If you go hiking in Texas and then go hiking in Colorado, the environment must be exactly the same, right? I mean..you hike in Texas, you hike in Colorado…hiking is the same everywhere, right?
Darwin: No.
Seems pretty stupid on its face, but here it is:
Mother Nature has no no sense of humour about these things. Look, it’s 90 degrees out this weekend and even though sitting in my truck is like being in an oven I still carry a heavy coat, rain poncho, sleeping bag, and other cold/wet weather gear in my truckbox….year-round.
But, interestingly, there is a bit of a cautionary tale and lesson here: just because something went one way when you experienced it does not necessarily mean that a similar experience will beget similar results. Hiking in Colorado doesn’t mean you will have the same experience as hiking in Texas…so plan accordingly. The lesson there is that just because you survived [name of experience] last time doesn’t mean that you will this time.
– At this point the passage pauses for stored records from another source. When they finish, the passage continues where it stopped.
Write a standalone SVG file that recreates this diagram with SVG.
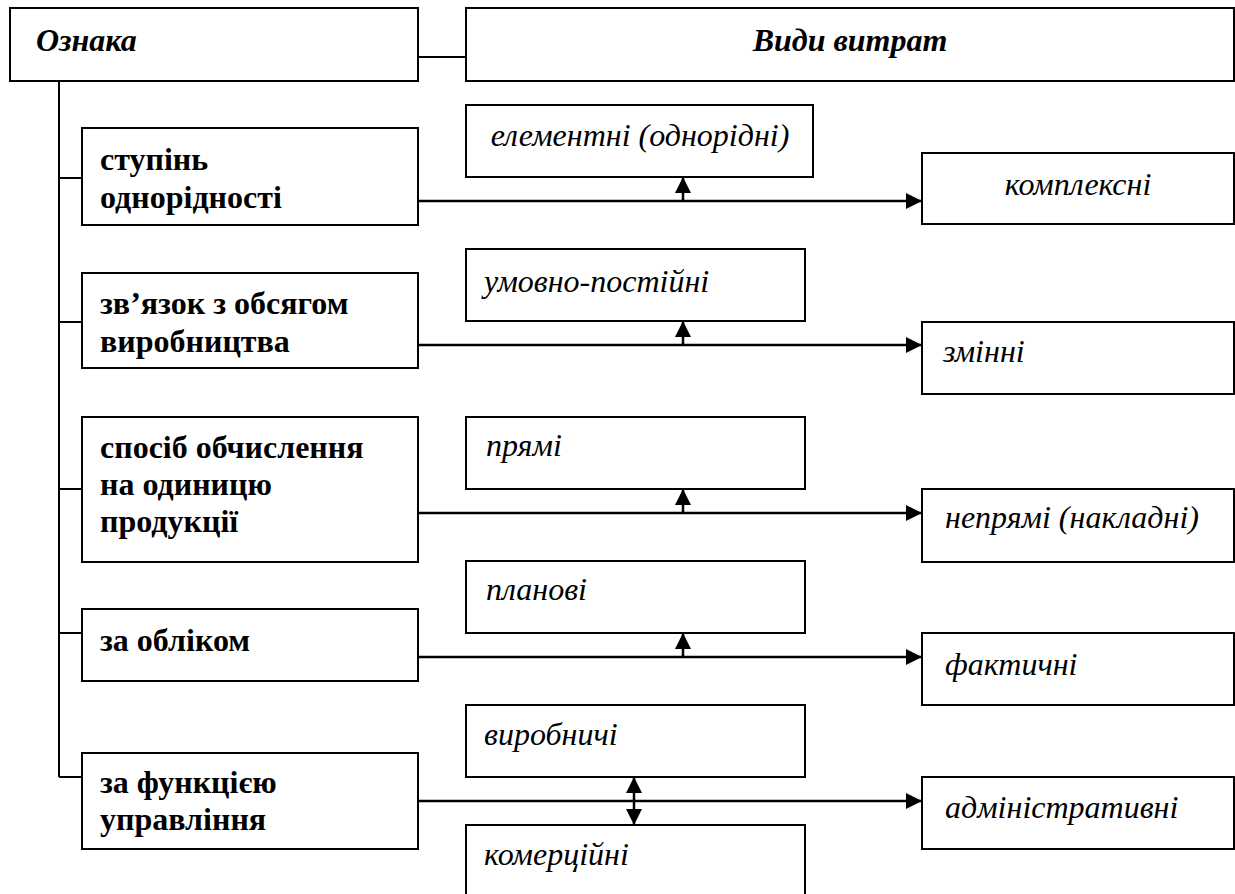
<svg xmlns="http://www.w3.org/2000/svg" width="1235" height="894" viewBox="0 0 1235 894">
<defs>
<marker id="ah" markerUnits="userSpaceOnUse" markerWidth="16" markerHeight="16" refX="14" refY="7" orient="auto-start-reverse" viewBox="0 0 14 14">
<path d="M0,0 L14,7 L0,14 z" fill="#000"/>
</marker>
</defs>
<g id="connectors" fill="none" stroke="#000" stroke-width="2">
<line x1="418" y1="57" x2="466" y2="57"/>
<line x1="59" y1="81" x2="59" y2="777"/>
<line x1="59" y1="178" x2="82" y2="178"/>
<line x1="59" y1="322" x2="82" y2="322"/>
<line x1="59" y1="489" x2="82" y2="489"/>
<line x1="59" y1="633" x2="82" y2="633"/>
<line x1="59" y1="777" x2="82" y2="777"/>
<line stroke-width="2.5" x1="418" y1="201" x2="922" y2="201" marker-end="url(#ah)"/>
<line stroke-width="2.5" x1="418" y1="345" x2="922" y2="345" marker-end="url(#ah)"/>
<line stroke-width="2.5" x1="418" y1="513" x2="922" y2="513" marker-end="url(#ah)"/>
<line stroke-width="2.5" x1="418" y1="657" x2="922" y2="657" marker-end="url(#ah)"/>
<line stroke-width="2.5" x1="418" y1="801" x2="922" y2="801" marker-end="url(#ah)"/>
<line stroke-width="2.5" x1="683" y1="201" x2="683" y2="177" marker-end="url(#ah)"/>
<line stroke-width="2.5" x1="683" y1="345" x2="683" y2="321" marker-end="url(#ah)"/>
<line stroke-width="2.5" x1="683" y1="513" x2="683" y2="489" marker-end="url(#ah)"/>
<line stroke-width="2.5" x1="683" y1="657" x2="683" y2="633" marker-end="url(#ah)"/>
<line stroke-width="2.5" x1="634" y1="777" x2="634" y2="825" marker-start="url(#ah)" marker-end="url(#ah)"/>
</g>
<g id="oznaka"><rect x="10" y="8" width="408" height="73" fill="#fff" stroke="#000" stroke-width="2"/><text font-family="Liberation Serif" font-size="32" font-weight="bold" font-style="italic" x="36" y="51">Ознака</text></g>
<g id="vydy"><rect x="466" y="8" width="768" height="73" fill="#fff" stroke="#000" stroke-width="2"/><text font-family="Liberation Serif" font-size="32" font-weight="bold" font-style="italic" x="850" y="51" text-anchor="middle">Види витрат</text></g>
<g id="stupin"><rect x="82" y="128" width="336" height="97" fill="#fff" stroke="#000" stroke-width="2"/><text font-family="Liberation Serif" font-size="32" font-weight="bold" x="100" y="170">ступінь</text><text font-family="Liberation Serif" font-size="32" font-weight="bold" x="100" y="208">однорідності</text></g>
<g id="elementni"><rect x="466" y="105" width="347" height="72" fill="#fff" stroke="#000" stroke-width="2"/><text font-family="Liberation Serif" font-size="32" font-style="italic" x="640" y="146" text-anchor="middle">елементні (однорідні)</text></g>
<g id="kompleksni"><rect x="922" y="153" width="312" height="71" fill="#fff" stroke="#000" stroke-width="2"/><text font-family="Liberation Serif" font-size="32" font-style="italic" x="1078" y="195" text-anchor="middle">комплексні</text></g>
<g id="zviazok"><rect x="82" y="273" width="336" height="95" fill="#fff" stroke="#000" stroke-width="2"/><text font-family="Liberation Serif" font-size="32" font-weight="bold" x="100" y="314">зв’язок з обсягом</text><text font-family="Liberation Serif" font-size="32" font-weight="bold" x="100" y="352">виробництва</text></g>
<g id="umovno"><rect x="466" y="249" width="339" height="72" fill="#fff" stroke="#000" stroke-width="2"/><text font-family="Liberation Serif" font-size="32" font-style="italic" x="484" y="292">умовно-постійні</text></g>
<g id="zminni"><rect x="922" y="322" width="312" height="72" fill="#fff" stroke="#000" stroke-width="2"/><text font-family="Liberation Serif" font-size="32" font-style="italic" x="943" y="362">змінні</text></g>
<g id="sposib"><rect x="82" y="417" width="336" height="145" fill="#fff" stroke="#000" stroke-width="2"/><text font-family="Liberation Serif" font-size="32" font-weight="bold" x="100" y="458">спосіб обчислення</text><text font-family="Liberation Serif" font-size="32" font-weight="bold" x="100" y="495">на одиницю</text><text font-family="Liberation Serif" font-size="32" font-weight="bold" x="100" y="532">продукції</text></g>
<g id="priami"><rect x="466" y="417" width="339" height="72" fill="#fff" stroke="#000" stroke-width="2"/><text font-family="Liberation Serif" font-size="32" font-style="italic" x="486" y="456">прямі</text></g>
<g id="nepriami"><rect x="922" y="489" width="312" height="73" fill="#fff" stroke="#000" stroke-width="2"/><text font-family="Liberation Serif" font-size="32" font-style="italic" x="945" y="528">непрямі (накладні)</text></g>
<g id="oblik"><rect x="82" y="609" width="336" height="72" fill="#fff" stroke="#000" stroke-width="2"/><text font-family="Liberation Serif" font-size="32" font-weight="bold" x="100" y="651">за обліком</text></g>
<g id="planovi"><rect x="466" y="561" width="339" height="72" fill="#fff" stroke="#000" stroke-width="2"/><text font-family="Liberation Serif" font-size="32" font-style="italic" x="486" y="600">планові</text></g>
<g id="faktychni"><rect x="922" y="633" width="312" height="72" fill="#fff" stroke="#000" stroke-width="2"/><text font-family="Liberation Serif" font-size="32" font-style="italic" x="945" y="675">фактичні</text></g>
<g id="funktsiia"><rect x="82" y="753" width="336" height="96" fill="#fff" stroke="#000" stroke-width="2"/><text font-family="Liberation Serif" font-size="32" font-weight="bold" x="100" y="793">за функцією</text><text font-family="Liberation Serif" font-size="32" font-weight="bold" x="100" y="830">управління</text></g>
<g id="vyrobnychi"><rect x="466" y="705" width="339" height="72" fill="#fff" stroke="#000" stroke-width="2"/><text font-family="Liberation Serif" font-size="32" font-style="italic" x="484" y="745">виробничі</text></g>
<g id="admin"><rect x="922" y="777" width="312" height="72" fill="#fff" stroke="#000" stroke-width="2"/><text font-family="Liberation Serif" font-size="32" font-style="italic" x="945" y="818">адміністративні</text></g>
<g id="komertsiini"><rect x="466" y="825" width="339" height="70" fill="#fff" stroke="#000" stroke-width="2"/><text font-family="Liberation Serif" font-size="32" font-style="italic" x="484" y="865">комерційні</text></g>
</svg>
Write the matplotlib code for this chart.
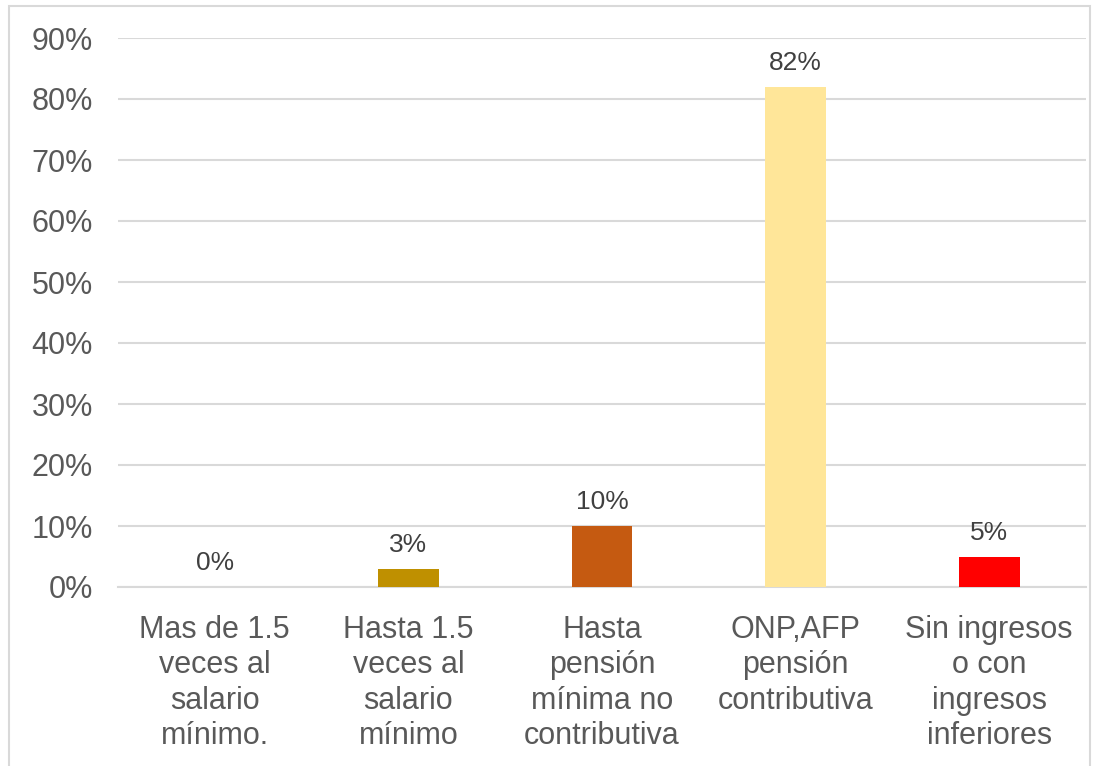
import matplotlib
matplotlib.use("Agg")
import matplotlib.pyplot as plt
from matplotlib.patches import Rectangle

categories = [
    "Mas de 1.5\nveces al\nsalario\nmínimo.",
    "Hasta 1.5\nveces al\nsalario\nmínimo",
    "Hasta\npensión\nmínima no\ncontributiva",
    "ONP,AFP\npensión\ncontributiva",
    "Sin ingresos\no con\ningresos\ninferiores",
]
values = [0, 3, 10, 82, 5]
colors = ["#4472C4", "#BF9000", "#C55A11", "#FFE699", "#FF0000"]
yticks = [0, 10, 20, 30, 40, 50, 60, 70, 80, 90]

plt.rcParams["font.family"] = ["Liberation Sans", "DejaVu Sans"]

fig = plt.figure(figsize=(11.17, 7.66), dpi=100)
ax = fig.add_axes([118 / 1117, 1 - 587 / 766, (1086 - 118) / 1117, (587 - 38) / 766])

x = range(len(categories))
bars = ax.bar(x, values, width=0.315, color=colors, zorder=3)

for xi, v in zip(x, values):
    ax.text(xi, v + 1.9, f"{v}%", ha="center", va="bottom", fontsize=19, color="#404040")

ax.set_xlim(-0.5, len(categories) - 0.5)
ax.set_ylim(0, 90)
ax.set_yticks(yticks)
ax.set_yticklabels([f"{t}%" for t in yticks], fontsize=22, color="#595959")
ax.set_xticks(list(x))
ax.set_xticklabels(categories, fontsize=22, color="#595959", linespacing=1.24)
ax.tick_params(axis="both", length=0)
ax.tick_params(axis="y", pad=18)
ax.tick_params(axis="x", pad=20)
ax.grid(axis="y", color="#D9D9D9", linewidth=1.5, zorder=0)
for side in ["top", "right", "left"]:
    ax.spines[side].set_visible(False)
ax.spines["bottom"].set_color("#D9D9D9")
ax.spines["bottom"].set_linewidth(1.5)

# chart frame
fig.patches.append(Rectangle((9 / 1117, -0.01), (1090 - 9) / 1117, 1 - 6 / 766 + 0.01,
                             transform=fig.transFigure, fill=False,
                             edgecolor="#D9D9D9", linewidth=1.5))

fig.savefig("out.png", dpi=100)
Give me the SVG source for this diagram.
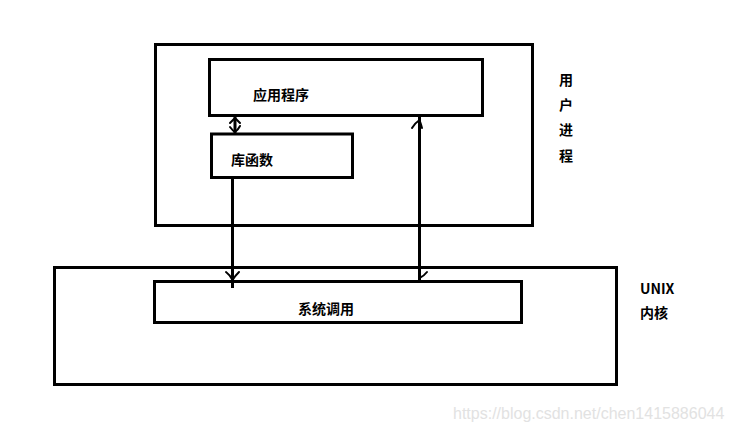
<svg xmlns="http://www.w3.org/2000/svg" width="732" height="432" viewBox="0 0 732 432">
<style>
.box{fill:none;stroke:#000;stroke-width:3}
.ln{fill:none;stroke:#000;stroke-width:3}
.hd{fill:none;stroke:#000;stroke-width:2;stroke-linecap:round}
.t{font-family:"Noto Sans CJK SC","Liberation Sans",sans-serif;font-size:14px;font-weight:bold;fill:#000}
.wm{font-family:"Liberation Sans",Arial,sans-serif;font-size:16px;fill:#e2e2e2}
</style>
<rect width="732" height="432" fill="#fff"/>
<g id="user-process">
<rect class="box" x="155.5" y="44.5" width="377" height="181"/>
<text class="t" x="566" y="85" text-anchor="middle">用</text>
<text class="t" x="566" y="110" text-anchor="middle">户</text>
<text class="t" x="566" y="135" text-anchor="middle">进</text>
<text class="t" x="566" y="161" text-anchor="middle">程</text>
</g>
<g id="app">
<rect class="box" x="209.5" y="59.5" width="273" height="56"/>
<text class="t" x="281" y="100" text-anchor="middle">应用程序</text>
</g>
<g id="lib">
<rect class="box" x="211.5" y="134" width="141" height="43.5"/>
<text class="t" x="252" y="165" text-anchor="middle">库函数</text>
</g>
<g id="kernel">
<rect class="box" x="54.5" y="267.5" width="562" height="117"/>
<text class="t" x="640" y="294">UNIX</text>
<text class="t" x="640" y="318">内核</text>
</g>
<g id="syscall">
<rect class="box" x="154.5" y="281.5" width="367" height="41"/>
<text class="t" x="326" y="314" text-anchor="middle">系统调用</text>
</g>
<g id="connectors">
<line class="ln" x1="235" y1="117" x2="235" y2="133"/>
<path class="hd" d="M230 123 L235 118 L240 123"/>
<path class="hd" d="M230 127 Q233 131 235 132 Q238 130 240 126"/>
<line class="ln" x1="232.5" y1="178" x2="232.5" y2="288"/>
<path class="hd" d="M226 272 Q230 275 232.5 280 Q235 276 239 272"/>
<line class="ln" x1="419.5" y1="116" x2="419.5" y2="281"/>
<path class="hd" d="M412 128 Q415 123 419.5 120 Q421 124 422 128"/>
<path class="hd" d="M419.5 278 Q424 276 427 272"/>
</g>
<text class="wm" x="453" y="419">https://blog.csdn.net/chen1415886044</text>
</svg>
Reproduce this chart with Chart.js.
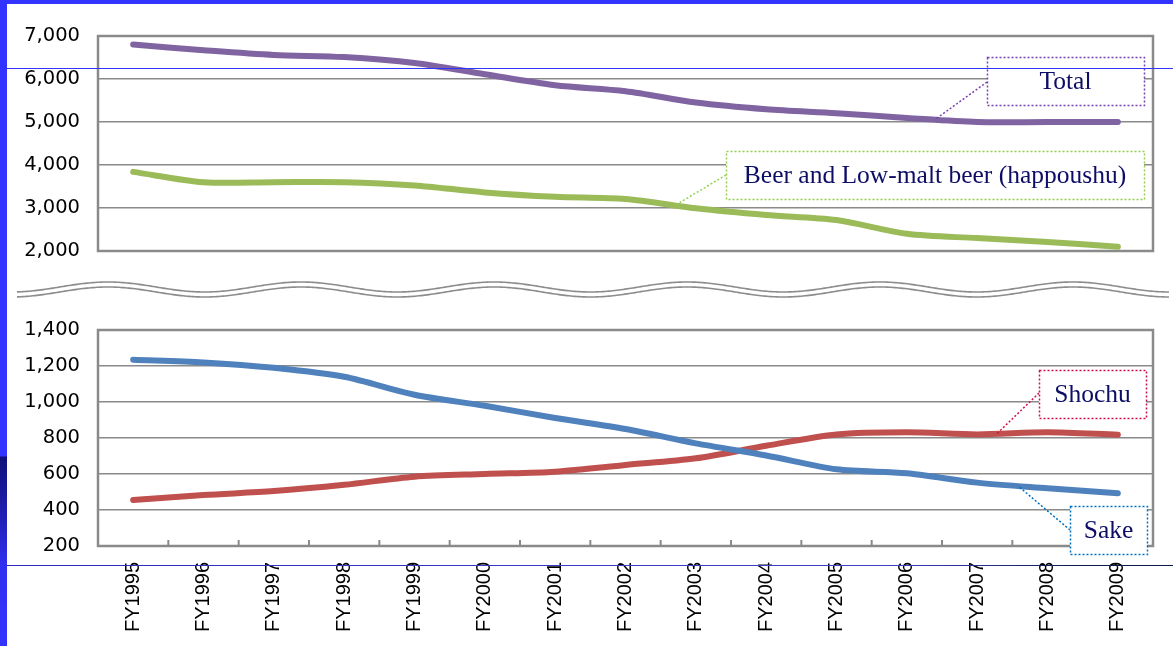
<!DOCTYPE html>
<html>
<head>
<meta charset="utf-8">
<script src="https://cdn.jsdelivr.net/npm/chart.js@4.4.1/dist/chart.umd.min.js"></script>
<style>
  html, body { margin: 0; padding: 0; background: #fff; }
  #wrap { position: relative; width: 1173px; height: 646px; overflow: hidden; background: #fff; }
  #topChart { position: absolute; left: 0; top: 0; }
  #bottomChart { position: absolute; left: 0; top: 300px; }
  .bar-top { position: absolute; left: 0; top: 0; width: 1173px; height: 4px; background: #3333ff; z-index: 5; }
  .bar-left { position: absolute; left: 0; top: 0; width: 7px; height: 646px; z-index: 5;
    background: linear-gradient(to bottom, #3333ff 0, #3333ff 456px, #10107a 457px, #2020b8 520px, #3030f0 565px, #3333ff 646px); }
  .rule1 { position: absolute; left: 7px; top: 68px; width: 1166px; height: 1px; background: #3333ff; z-index: 5; }
  .rule2 { position: absolute; left: 7px; top: 565px; width: 1166px; height: 1px; z-index: 5;
    background: linear-gradient(to right, #2a2ac0, #4040d0 75%, #0c1c48 92%); }
</style>
</head>
<body>
<div id="wrap">
  <canvas id="topChart" width="1173" height="300"></canvas>
  <canvas id="bottomChart" width="1173" height="346"></canvas>
  <div class="bar-top"></div>
  <div class="bar-left"></div>
  <div class="rule1"></div>
  <div class="rule2"></div>
</div>
<script>
// categories
const years = ["FY1995", "FY1996", "FY1997", "FY1998", "FY1999", "FY2000", "FY2001", "FY2002",
  "FY2003", "FY2004", "FY2005", "FY2006", "FY2007", "FY2008", "FY2009"];

// upper panel (thousand kl)
const totalVals = [6800, 6670, 6560, 6510, 6373, 6110, 5855, 5716, 5453, 5297, 5205, 5095, 5000, 5000, 5000];
const beerVals  = [3840, 3600, 3600, 3600, 3525, 3363, 3261, 3208, 2992, 2837, 2720, 2400, 2300, 2210, 2100];

// lower panel
const sakeVals   = [1235, 1220, 1190, 1140, 1040, 979, 911, 850, 770, 703, 626, 604, 552, 521, 493];
const shochuVals = [455, 483, 505, 540, 585, 600, 613, 650, 687, 757, 820, 832, 820, 832, 818];

const topTicks = [2000, 3000, 4000, 5000, 6000, 7000];
const bottomTicks = [200, 400, 600, 800, 1000, 1200, 1400];

const gridGray = "#8a8a8a";
const textNavy = "#0d0d66";

// point on a series at a fractional category index (for callout leaders)
function seriesPoint(chart, vals, idx) {
  const xs = chart.scales.x, ys = chart.scales.y;
  const i0 = Math.floor(idx), f = idx - i0;
  const x0 = xs.getPixelForValue(i0), x1 = xs.getPixelForValue(i0 + 1);
  const y0 = ys.getPixelForValue(vals[i0]), y1 = ys.getPixelForValue(vals[i0 + 1]);
  return { x: x0 + (x1 - x0) * f, y: y0 + (y1 - y0) * f };
}

function drawCallout(ctx, box, text, color, anchor, leaderY) {
  ctx.save();
  ctx.strokeStyle = color;
  ctx.lineWidth = 1.5;
  ctx.setLineDash([2, 2]);
  ctx.beginPath();
  ctx.moveTo(box.x, leaderY);
  ctx.lineTo(anchor.x, anchor.y);
  ctx.stroke();
  ctx.fillStyle = "#fff";
  ctx.fillRect(box.x, box.y, box.w, box.h);
  ctx.strokeRect(box.x + 0.5, box.y + 0.5, box.w, box.h);
  ctx.setLineDash([]);
  ctx.fillStyle = textNavy;
  ctx.font = "25.5px 'Liberation Serif', 'Times New Roman', serif";
  ctx.textAlign = "center";
  ctx.textBaseline = "middle";
  ctx.fillText(text, box.x + box.w / 2, box.y + box.h / 2 + 1);
  ctx.restore();
}

const frameAndTicks = {
  id: "frameAndTicks",
  beforeDatasetsDraw(chart, args, opts) {
    const { ctx, chartArea: a } = chart;
    ctx.save();
    ctx.strokeStyle = gridGray;
    ctx.lineWidth = 2.5;
    ctx.strokeRect(a.left, a.top, a.right - a.left, a.bottom - a.top);
    if (opts.innerTicks) {
      const xs = chart.scales.x;
      ctx.lineWidth = 2;
      for (let k = 1; k < years.length; k++) {
        const x = (xs.getPixelForValue(k - 1) + xs.getPixelForValue(k)) / 2;
        ctx.beginPath();
        ctx.moveTo(x, a.bottom);
        ctx.lineTo(x, a.bottom - 6);
        ctx.stroke();
      }
    }
    ctx.restore();
  }
};

const topCallouts = {
  id: "topCallouts",
  afterDatasetsDraw(chart) {
    const ctx = chart.ctx;
    drawCallout(ctx, { x: 987, y: 57, w: 157, h: 48 }, "Total", "#7a3fb0",
      seriesPoint(chart, totalVals, 11.4), 82);
    drawCallout(ctx, { x: 726, y: 151, w: 418, h: 48 }, "Beer and Low-malt beer (happoushu)", "#92d050",
      seriesPoint(chart, beerVals, 7.7), 175);
  },
  afterDraw(chart) {
    // axis break marks
    const ctx = chart.ctx;
    ctx.save();
    ctx.strokeStyle = "#8c8c8c";
    ctx.lineWidth = 1.6;
    [287, 292].forEach(base => {
      ctx.beginPath();
      for (let x = 17; x <= 1170; x += 2) {
        const y = base - 5 * Math.cos(2 * Math.PI * (x - 108) / 193);
        if (x === 17) ctx.moveTo(x, y); else ctx.lineTo(x, y);
      }
      ctx.stroke();
    });
    ctx.restore();
  }
};

const bottomCallouts = {
  id: "bottomCallouts",
  afterDatasetsDraw(chart) {
    const ctx = chart.ctx;
    // canvas starts at page y = 300
    drawCallout(ctx, { x: 1039, y: 70, w: 107, h: 48 }, "Shochu", "#d0104c",
      seriesPoint(chart, shochuVals, 12.28), 93);
    drawCallout(ctx, { x: 1070, y: 206, w: 77, h: 48 }, "Sake", "#0070c0",
      seriesPoint(chart, sakeVals, 12.58), 230);
  }
};

function lineSet(label, data, color) {
  return {
    label, data,
    borderColor: color, backgroundColor: color,
    borderWidth: 6, tension: 0.3,
    pointRadius: 0, borderCapStyle: "round", borderJoinStyle: "round",
    fill: false
  };
}

function yAxis(min, max, step) {
  return {
    min, max,
    afterFit(scale) { scale.width = 98; },
    ticks: {
      stepSize: step,
      padding: 18,
      color: "#000",
      font: { family: "'DejaVu Sans', Verdana, sans-serif", size: 19.5 },
      callback: v => Number(v).toLocaleString("en-US")
    },
    grid: { color: gridGray, lineWidth: 1.6, drawTicks: false },
    border: { display: false }
  };
}

Chart.defaults.animation = false;

new Chart(document.getElementById("topChart"), {
  type: "line",
  data: {
    labels: years,
    datasets: [lineSet("Total", totalVals, "#8064a2"), lineSet("Beer and Low-malt beer (happoushu)", beerVals, "#9bbb59")]
  },
  options: {
    responsive: false,
    devicePixelRatio: 1,
    layout: { padding: { top: 36, right: 20, bottom: 49, left: 0 } },
    plugins: { legend: { display: false }, tooltip: { enabled: false }, frameAndTicks: { innerTicks: false } },
    scales: {
      x: { display: false, offset: true },
      y: yAxis(topTicks[0], topTicks[topTicks.length - 1], 1000)
    }
  },
  plugins: [frameAndTicks, topCallouts]
});

new Chart(document.getElementById("bottomChart"), {
  type: "line",
  data: {
    labels: years,
    datasets: [lineSet("Sake", sakeVals, "#4f81bd"), lineSet("Shochu", shochuVals, "#c0504d")]
  },
  options: {
    responsive: false,
    devicePixelRatio: 1,
    layout: { padding: { top: 30, right: 20, bottom: 0, left: 0 } },
    plugins: { legend: { display: false }, tooltip: { enabled: false }, frameAndTicks: { innerTicks: true } },
    scales: {
      x: {
        offset: true,
        afterFit(scale) { scale.height = 100; },
        ticks: {
          minRotation: 90, maxRotation: 90, padding: 8, color: "#000",
          font: { family: "'Liberation Sans', Arial, sans-serif", size: 20 }
        },
        grid: { display: false },
        border: { display: false }
      },
      y: yAxis(bottomTicks[0], bottomTicks[bottomTicks.length - 1], 200)
    }
  },
  plugins: [frameAndTicks, bottomCallouts]
});
</script>
</body>
</html>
Made it through the inflationary period of the late 1970’s? And its gas shortages? That doesn’t mean that you’ll weather the current one. The things you did to mitigate negative outcomes that time may not work as well this time. As the guys at the brokerages say – “Past performance is no guarantee of future results“. Don’t get complacent and think that just because you made it through the last blackout, shortage, pandemic, hurricane, etc. that you will therefore make it though the next one by doing the same thing.
The military has that saying about how we’re always planning to fight the last war. The implication being that we assume the next one will be like the last one and therefore whatver we learned from the last one will stand us in good stead on the next one. Sometimes that’s true. But survivalism isn’t about trusting to ‘Usually’ and ‘sometimes’.